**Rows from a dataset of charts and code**
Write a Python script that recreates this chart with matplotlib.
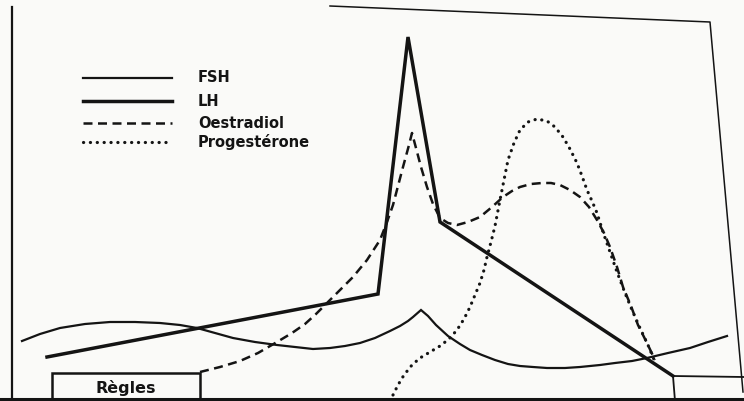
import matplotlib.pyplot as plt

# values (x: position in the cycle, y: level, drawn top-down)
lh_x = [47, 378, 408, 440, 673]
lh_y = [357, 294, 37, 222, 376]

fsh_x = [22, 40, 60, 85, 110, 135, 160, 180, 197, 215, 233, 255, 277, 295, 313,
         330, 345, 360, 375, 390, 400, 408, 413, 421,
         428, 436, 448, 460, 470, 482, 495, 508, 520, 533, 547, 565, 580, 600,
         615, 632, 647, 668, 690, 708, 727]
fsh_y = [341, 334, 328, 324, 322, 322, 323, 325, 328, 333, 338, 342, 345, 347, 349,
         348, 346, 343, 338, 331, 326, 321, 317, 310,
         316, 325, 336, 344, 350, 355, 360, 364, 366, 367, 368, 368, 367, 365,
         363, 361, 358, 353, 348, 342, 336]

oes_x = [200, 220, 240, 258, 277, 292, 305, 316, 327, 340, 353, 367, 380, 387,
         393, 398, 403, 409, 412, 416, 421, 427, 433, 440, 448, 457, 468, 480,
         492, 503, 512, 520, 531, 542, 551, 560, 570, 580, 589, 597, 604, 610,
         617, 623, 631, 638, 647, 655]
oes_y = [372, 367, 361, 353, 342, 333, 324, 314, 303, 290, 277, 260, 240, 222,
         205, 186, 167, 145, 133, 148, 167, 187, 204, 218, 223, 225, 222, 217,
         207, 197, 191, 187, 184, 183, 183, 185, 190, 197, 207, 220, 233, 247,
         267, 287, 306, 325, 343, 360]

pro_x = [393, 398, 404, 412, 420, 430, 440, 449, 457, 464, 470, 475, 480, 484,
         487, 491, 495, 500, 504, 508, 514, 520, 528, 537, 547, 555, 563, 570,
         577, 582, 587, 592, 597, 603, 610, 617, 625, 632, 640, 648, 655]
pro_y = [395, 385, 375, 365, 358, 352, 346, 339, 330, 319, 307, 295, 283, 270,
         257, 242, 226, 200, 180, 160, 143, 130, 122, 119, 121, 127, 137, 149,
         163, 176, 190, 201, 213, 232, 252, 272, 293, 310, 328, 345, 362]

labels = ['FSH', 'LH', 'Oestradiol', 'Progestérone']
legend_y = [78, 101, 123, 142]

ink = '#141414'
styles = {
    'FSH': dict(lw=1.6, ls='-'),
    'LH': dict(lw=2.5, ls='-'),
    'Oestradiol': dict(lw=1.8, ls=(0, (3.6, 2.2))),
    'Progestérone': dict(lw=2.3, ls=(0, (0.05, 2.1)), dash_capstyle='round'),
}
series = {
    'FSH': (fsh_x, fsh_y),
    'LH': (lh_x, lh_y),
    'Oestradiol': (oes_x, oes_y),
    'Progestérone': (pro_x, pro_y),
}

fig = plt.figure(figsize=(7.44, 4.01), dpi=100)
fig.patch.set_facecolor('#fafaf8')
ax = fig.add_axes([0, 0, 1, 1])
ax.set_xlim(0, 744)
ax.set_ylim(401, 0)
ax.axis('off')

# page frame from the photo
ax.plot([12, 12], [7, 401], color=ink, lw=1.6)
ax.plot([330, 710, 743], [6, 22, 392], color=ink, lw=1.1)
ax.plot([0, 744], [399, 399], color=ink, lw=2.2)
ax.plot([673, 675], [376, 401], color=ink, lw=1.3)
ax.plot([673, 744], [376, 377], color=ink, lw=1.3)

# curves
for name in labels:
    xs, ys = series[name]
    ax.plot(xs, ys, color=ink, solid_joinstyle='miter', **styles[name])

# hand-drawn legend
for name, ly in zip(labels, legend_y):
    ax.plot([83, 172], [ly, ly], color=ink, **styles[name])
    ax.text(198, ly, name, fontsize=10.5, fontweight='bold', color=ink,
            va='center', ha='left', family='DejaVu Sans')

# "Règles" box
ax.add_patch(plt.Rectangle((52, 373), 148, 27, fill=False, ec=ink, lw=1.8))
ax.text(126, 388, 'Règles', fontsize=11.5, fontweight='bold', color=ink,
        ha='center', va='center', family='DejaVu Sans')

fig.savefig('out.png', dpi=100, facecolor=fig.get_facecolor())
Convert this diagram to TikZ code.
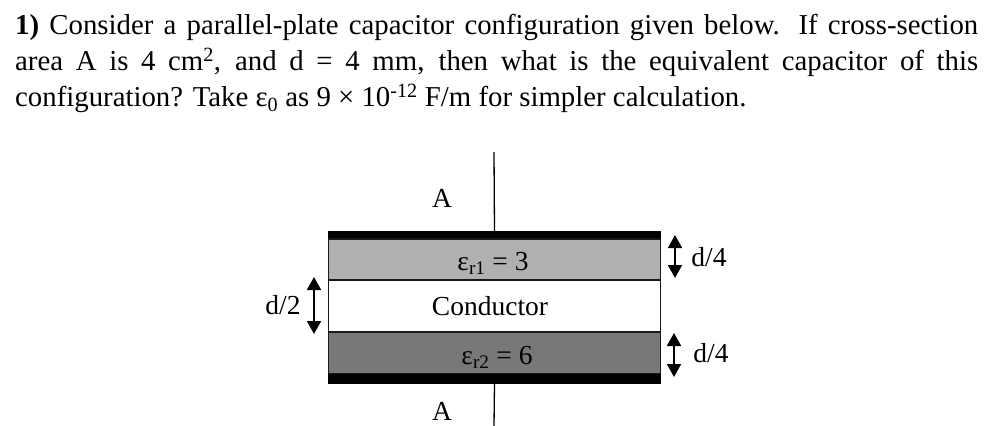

**What you need to do**
Every entry above needs to be retyped exactly; drop the pictures.

**Correct response**
Write a Python script that recreates this chart with matplotlib.
import matplotlib.pyplot as plt

# values (x: position in the cycle, y: level, drawn top-down)
lh_x = [47, 378, 408, 440, 673]
lh_y = [357, 294, 37, 222, 376]

fsh_x = [22, 40, 60, 85, 110, 135, 160, 180, 197, 215, 233, 255, 277, 295, 313,
         330, 345, 360, 375, 390, 400, 408, 413, 421,
         428, 436, 448, 460, 470, 482, 495, 508, 520, 533, 547, 565, 580, 600,
         615, 632, 647, 668, 690, 708, 727]
fsh_y = [341, 334, 328, 324, 322, 322, 323, 325, 328, 333, 338, 342, 345, 347, 349,
         348, 346, 343, 338, 331, 326, 321, 317, 310,
         316, 325, 336, 344, 350, 355, 360, 364, 366, 367, 368, 368, 367, 365,
         363, 361, 358, 353, 348, 342, 336]

oes_x = [200, 220, 240, 258, 277, 292, 305, 316, 327, 340, 353, 367, 380, 387,
         393, 398, 403, 409, 412, 416, 421, 427, 433, 440, 448, 457, 468, 480,
         492, 503, 512, 520, 531, 542, 551, 560, 570, 580, 589, 597, 604, 610,
         617, 623, 631, 638, 647, 655]
oes_y = [372, 367, 361, 353, 342, 333, 324, 314, 303, 290, 277, 260, 240, 222,
         205, 186, 167, 145, 133, 148, 167, 187, 204, 218, 223, 225, 222, 217,
         207, 197, 191, 187, 184, 183, 183, 185, 190, 197, 207, 220, 233, 247,
         267, 287, 306, 325, 343, 360]

pro_x = [393, 398, 404, 412, 420, 430, 440, 449, 457, 464, 470, 475, 480, 484,
         487, 491, 495, 500, 504, 508, 514, 520, 528, 537, 547, 555, 563, 570,
         577, 582, 587, 592, 597, 603, 610, 617, 625, 632, 640, 648, 655]
pro_y = [395, 385, 375, 365, 358, 352, 346, 339, 330, 319, 307, 295, 283, 270,
         257, 242, 226, 200, 180, 160, 143, 130, 122, 119, 121, 127, 137, 149,
         163, 176, 190, 201, 213, 232, 252, 272, 293, 310, 328, 345, 362]

labels = ['FSH', 'LH', 'Oestradiol', 'Progestérone']
legend_y = [78, 101, 123, 142]

ink = '#141414'
styles = {
    'FSH': dict(lw=1.6, ls='-'),
    'LH': dict(lw=2.5, ls='-'),
    'Oestradiol': dict(lw=1.8, ls=(0, (3.6, 2.2))),
    'Progestérone': dict(lw=2.3, ls=(0, (0.05, 2.1)), dash_capstyle='round'),
}
series = {
    'FSH': (fsh_x, fsh_y),
    'LH': (lh_x, lh_y),
    'Oestradiol': (oes_x, oes_y),
    'Progestérone': (pro_x, pro_y),
}

fig = plt.figure(figsize=(7.44, 4.01), dpi=100)
fig.patch.set_facecolor('#fafaf8')
ax = fig.add_axes([0, 0, 1, 1])
ax.set_xlim(0, 744)
ax.set_ylim(401, 0)
ax.axis('off')

# page frame from the photo
ax.plot([12, 12], [7, 401], color=ink, lw=1.6)
ax.plot([330, 710, 743], [6, 22, 392], color=ink, lw=1.1)
ax.plot([0, 744], [399, 399], color=ink, lw=2.2)
ax.plot([673, 675], [376, 401], color=ink, lw=1.3)
ax.plot([673, 744], [376, 377], color=ink, lw=1.3)

# curves
for name in labels:
    xs, ys = series[name]
    ax.plot(xs, ys, color=ink, solid_joinstyle='miter', **styles[name])

# hand-drawn legend
for name, ly in zip(labels, legend_y):
    ax.plot([83, 172], [ly, ly], color=ink, **styles[name])
    ax.text(198, ly, name, fontsize=10.5, fontweight='bold', color=ink,
            va='center', ha='left', family='DejaVu Sans')

# "Règles" box
ax.add_patch(plt.Rectangle((52, 373), 148, 27, fill=False, ec=ink, lw=1.8))
ax.text(126, 388, 'Règles', fontsize=11.5, fontweight='bold', color=ink,
        ha='center', va='center', family='DejaVu Sans')

fig.savefig('out.png', dpi=100, facecolor=fig.get_facecolor())
Convert this diagram to TikZ code.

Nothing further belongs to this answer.